Le triomphe d'une mezzo-soprano
Elle a chanté et c'était un triomphe. La mezzo-soprano américaine, Jennifer Larmore, a provoqué, dans la grande salle du Rudolfinum, mercredi, un enthousiasme qui frôlait la folie collective. Vaclav Richter était dans la salle.

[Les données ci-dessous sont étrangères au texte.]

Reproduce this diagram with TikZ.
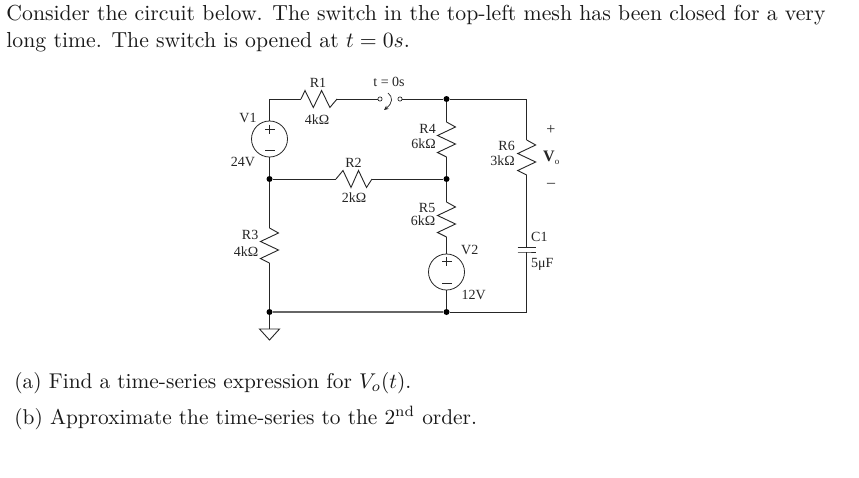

Native d'Atlanta aux Etats-Unis, Jennifer Larmore, a chanté dans cette ville, en 1996, l'hymne des Jeux olympiques devant des millions de spectateurs. Sa véritable carrière avait commencé, cependant déjà, en 1986, en France ou elle s'est produite dans La Clemenza di Tito de Mozart. Depuis, elle a chanté dans les meilleurs maisons d'opéra sous la direction de chefs d'orchestre célèbres. Aujourd'hui, elle est, sans doute, l'une des plus grandes mezzo-sopranos coloratura du monde. Grâce à l'agilité exceptionnelle de sa voix, elle pourrait rivaliser avec une Marilyne Horne et avec d'autres grandes dames du bel canto. Mercredi, elle a présenté au public pragois, avec le concours de l'orchestre du Théâtre national placé sous la direction de Marco Guidarini, des airs de Händel, de Mozart et aussi sa spécialité, des rôles de mezzo-soprano de Rossini. Dans les airs de Händel, tirés de l'oratorio Hercules, et de l'opéra Rinaldo, elle a fait briller non seulement son art de la fioriture, mais elle a déployé aussi les facettes sombres, dramatiques et passionnés de son timbre. Dans Mozart (les deux airs du Cherubino des Noces de Figaro), elle a montré une finesse psychologique teinté d'humour. Les airs de Rossini, et notamment celui d'Arsace, jeune héros de l'opéra Semiramide, lui ont permis d'étaler, devant le public ébahi, l'éventail de ses possibilités. On a écouté, le souffle coupé, cette avalanche de trilles, de roulades, et de sauts périlleux, le torrent du chant orné, cette voix d'une agilité serpentine qui restait belle, opulente et veloutée, même dans les moments les plus dramatiques. Comme si elle était un geyser d'énergie impétueuse et indomptable, comme si elle voulait déclencher une tempête. C'était d'ailleurs un véritable orage de cris et d'applaudissements qui a éclaté à la fin de l'air d'Arsace. Et la cantatrice, bissée, a ajouté pour le public ravi et insatiable un air de Carmen de Bizet et une scène tirée d'une comédie musicale qui lui ont permis de mettre en valeur son talent de comédienne et de faire aussi une caricature irrésistible de son métier de prima donna.